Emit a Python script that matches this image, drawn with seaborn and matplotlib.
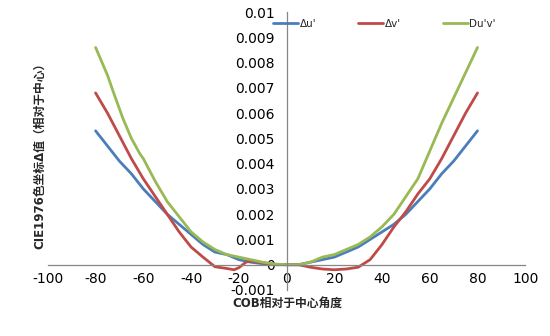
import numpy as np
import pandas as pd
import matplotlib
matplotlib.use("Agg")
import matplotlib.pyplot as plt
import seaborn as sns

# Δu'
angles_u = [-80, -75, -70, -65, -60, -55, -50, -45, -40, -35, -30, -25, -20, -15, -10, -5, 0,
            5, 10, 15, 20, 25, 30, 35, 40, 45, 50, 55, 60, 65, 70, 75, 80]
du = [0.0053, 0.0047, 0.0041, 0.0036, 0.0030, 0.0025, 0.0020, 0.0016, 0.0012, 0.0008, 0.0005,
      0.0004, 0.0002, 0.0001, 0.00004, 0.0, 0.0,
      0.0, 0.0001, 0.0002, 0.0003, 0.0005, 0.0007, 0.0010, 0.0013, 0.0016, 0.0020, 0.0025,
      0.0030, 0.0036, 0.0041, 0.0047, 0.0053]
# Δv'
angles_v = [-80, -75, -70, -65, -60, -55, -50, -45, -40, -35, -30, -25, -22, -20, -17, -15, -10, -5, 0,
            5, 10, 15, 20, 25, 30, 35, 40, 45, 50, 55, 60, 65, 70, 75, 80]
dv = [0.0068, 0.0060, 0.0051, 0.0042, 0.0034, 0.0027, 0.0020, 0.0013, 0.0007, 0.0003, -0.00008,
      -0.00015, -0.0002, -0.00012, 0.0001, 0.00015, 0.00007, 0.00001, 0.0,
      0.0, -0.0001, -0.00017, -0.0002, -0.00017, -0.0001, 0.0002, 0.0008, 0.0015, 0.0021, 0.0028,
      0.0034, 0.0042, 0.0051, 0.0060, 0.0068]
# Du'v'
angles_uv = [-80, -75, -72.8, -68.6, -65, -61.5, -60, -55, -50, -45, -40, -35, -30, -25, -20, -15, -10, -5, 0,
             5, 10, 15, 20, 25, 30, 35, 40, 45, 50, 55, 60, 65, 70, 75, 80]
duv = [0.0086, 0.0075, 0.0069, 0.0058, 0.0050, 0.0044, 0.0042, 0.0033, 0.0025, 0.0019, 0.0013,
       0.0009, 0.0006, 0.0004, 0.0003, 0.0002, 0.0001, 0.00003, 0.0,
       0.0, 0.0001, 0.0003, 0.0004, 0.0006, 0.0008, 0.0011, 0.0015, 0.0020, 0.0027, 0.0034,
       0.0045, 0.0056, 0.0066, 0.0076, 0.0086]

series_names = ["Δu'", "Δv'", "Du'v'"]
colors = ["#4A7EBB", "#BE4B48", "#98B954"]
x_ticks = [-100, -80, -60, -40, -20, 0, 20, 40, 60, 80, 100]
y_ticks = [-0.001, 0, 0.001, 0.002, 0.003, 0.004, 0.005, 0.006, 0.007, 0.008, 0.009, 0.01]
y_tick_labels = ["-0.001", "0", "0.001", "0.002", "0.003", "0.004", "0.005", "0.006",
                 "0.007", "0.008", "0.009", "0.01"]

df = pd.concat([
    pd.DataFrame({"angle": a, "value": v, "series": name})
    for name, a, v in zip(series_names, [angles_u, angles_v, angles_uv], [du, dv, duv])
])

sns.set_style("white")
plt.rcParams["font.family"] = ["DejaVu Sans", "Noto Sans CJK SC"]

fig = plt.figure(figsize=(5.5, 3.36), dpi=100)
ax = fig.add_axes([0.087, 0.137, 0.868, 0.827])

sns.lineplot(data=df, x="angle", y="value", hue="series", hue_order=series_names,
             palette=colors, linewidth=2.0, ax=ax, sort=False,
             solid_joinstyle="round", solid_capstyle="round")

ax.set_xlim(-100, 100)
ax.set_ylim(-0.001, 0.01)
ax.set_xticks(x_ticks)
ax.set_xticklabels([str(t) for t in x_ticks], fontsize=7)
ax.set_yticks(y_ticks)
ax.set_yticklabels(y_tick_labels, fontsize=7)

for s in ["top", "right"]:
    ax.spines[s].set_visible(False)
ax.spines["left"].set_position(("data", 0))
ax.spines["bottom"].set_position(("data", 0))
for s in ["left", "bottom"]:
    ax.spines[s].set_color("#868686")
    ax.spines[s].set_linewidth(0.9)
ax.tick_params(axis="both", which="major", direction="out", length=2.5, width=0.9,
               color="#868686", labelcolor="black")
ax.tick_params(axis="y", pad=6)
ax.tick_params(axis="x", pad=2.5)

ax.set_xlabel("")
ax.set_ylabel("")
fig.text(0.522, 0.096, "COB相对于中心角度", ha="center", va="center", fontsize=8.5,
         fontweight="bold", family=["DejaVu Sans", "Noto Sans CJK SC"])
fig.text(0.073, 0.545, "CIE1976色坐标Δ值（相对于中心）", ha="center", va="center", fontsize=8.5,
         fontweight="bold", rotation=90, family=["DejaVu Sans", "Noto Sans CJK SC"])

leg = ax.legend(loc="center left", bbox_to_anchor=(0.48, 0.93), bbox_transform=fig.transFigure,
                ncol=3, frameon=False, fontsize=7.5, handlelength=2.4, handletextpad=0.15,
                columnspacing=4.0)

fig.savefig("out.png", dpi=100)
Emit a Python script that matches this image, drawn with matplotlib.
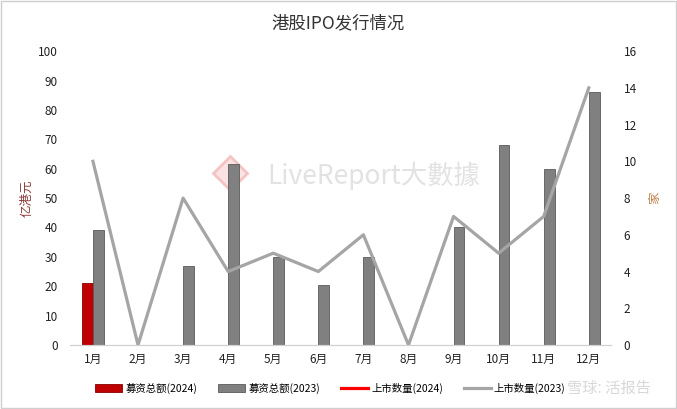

·····

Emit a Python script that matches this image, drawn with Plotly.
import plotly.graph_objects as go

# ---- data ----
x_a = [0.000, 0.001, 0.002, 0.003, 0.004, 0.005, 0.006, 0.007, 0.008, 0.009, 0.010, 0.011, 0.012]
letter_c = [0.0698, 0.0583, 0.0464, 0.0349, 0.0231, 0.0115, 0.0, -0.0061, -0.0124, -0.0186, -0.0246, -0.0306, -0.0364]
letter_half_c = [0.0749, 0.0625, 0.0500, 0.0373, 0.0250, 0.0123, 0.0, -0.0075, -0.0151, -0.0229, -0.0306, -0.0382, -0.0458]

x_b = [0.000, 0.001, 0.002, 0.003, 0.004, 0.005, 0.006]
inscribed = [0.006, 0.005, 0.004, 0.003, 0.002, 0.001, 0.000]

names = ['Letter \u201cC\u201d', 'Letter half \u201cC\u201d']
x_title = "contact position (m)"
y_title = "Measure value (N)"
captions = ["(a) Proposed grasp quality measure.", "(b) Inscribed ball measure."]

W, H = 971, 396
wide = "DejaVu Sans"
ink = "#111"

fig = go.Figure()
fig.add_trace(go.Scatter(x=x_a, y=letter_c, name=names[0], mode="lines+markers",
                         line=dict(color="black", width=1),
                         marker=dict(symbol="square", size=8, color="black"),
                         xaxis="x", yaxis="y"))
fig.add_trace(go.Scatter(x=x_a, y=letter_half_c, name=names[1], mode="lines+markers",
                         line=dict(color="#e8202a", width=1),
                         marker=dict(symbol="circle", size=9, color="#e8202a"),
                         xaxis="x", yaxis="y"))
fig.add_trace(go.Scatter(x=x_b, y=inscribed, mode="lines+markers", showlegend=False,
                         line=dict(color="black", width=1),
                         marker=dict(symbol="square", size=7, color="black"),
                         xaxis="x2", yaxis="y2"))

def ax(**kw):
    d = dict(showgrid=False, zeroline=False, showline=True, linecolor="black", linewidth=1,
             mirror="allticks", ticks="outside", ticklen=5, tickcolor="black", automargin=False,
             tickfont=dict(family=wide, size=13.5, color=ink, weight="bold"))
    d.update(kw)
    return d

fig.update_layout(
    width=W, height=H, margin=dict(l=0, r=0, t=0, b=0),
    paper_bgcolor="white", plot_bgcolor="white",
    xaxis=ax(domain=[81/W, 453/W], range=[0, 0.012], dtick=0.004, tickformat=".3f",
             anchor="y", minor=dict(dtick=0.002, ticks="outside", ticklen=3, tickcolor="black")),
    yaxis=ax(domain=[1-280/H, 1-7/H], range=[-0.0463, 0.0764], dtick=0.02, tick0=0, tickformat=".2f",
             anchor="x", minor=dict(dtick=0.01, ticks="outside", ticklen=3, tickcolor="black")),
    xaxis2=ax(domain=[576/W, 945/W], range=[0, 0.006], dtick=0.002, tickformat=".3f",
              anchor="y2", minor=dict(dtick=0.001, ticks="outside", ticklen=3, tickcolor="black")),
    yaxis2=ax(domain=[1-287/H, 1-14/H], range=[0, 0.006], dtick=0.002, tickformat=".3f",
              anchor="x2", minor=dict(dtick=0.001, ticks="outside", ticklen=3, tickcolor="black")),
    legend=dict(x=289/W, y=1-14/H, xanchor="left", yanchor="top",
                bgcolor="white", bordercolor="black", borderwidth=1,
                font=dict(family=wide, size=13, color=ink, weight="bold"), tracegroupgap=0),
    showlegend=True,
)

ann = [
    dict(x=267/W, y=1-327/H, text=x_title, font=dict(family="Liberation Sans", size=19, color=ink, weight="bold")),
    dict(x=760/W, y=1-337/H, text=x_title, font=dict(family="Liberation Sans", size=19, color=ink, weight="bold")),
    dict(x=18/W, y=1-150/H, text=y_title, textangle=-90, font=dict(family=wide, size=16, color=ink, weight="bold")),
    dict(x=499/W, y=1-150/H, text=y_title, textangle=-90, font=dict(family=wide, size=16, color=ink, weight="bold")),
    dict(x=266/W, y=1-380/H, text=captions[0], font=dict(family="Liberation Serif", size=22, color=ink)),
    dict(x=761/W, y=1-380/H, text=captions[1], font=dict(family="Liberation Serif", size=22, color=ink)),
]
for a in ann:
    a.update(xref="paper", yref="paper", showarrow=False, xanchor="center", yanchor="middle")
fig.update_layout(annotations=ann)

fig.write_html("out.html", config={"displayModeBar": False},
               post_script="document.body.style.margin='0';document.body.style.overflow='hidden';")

·····

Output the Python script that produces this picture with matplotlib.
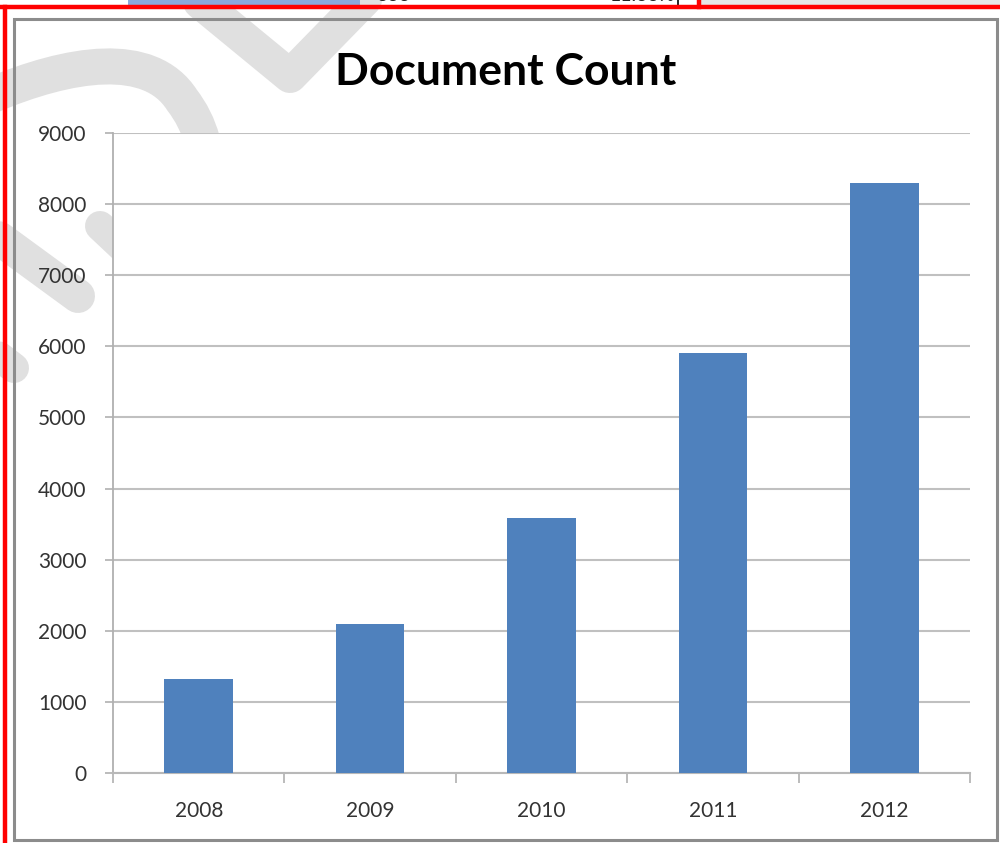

·····

## [WHAT IS NEEDED]
Scan the data above; copy every line where "matches" appears.

## [EXERCISE RESPONSE]
Emit a Python script that matches this image, drawn with seaborn and matplotlib.
Emit a Python script that matches this image, drawn with matplotlib.
Emit a Python script that matches this image, drawn with Plotly.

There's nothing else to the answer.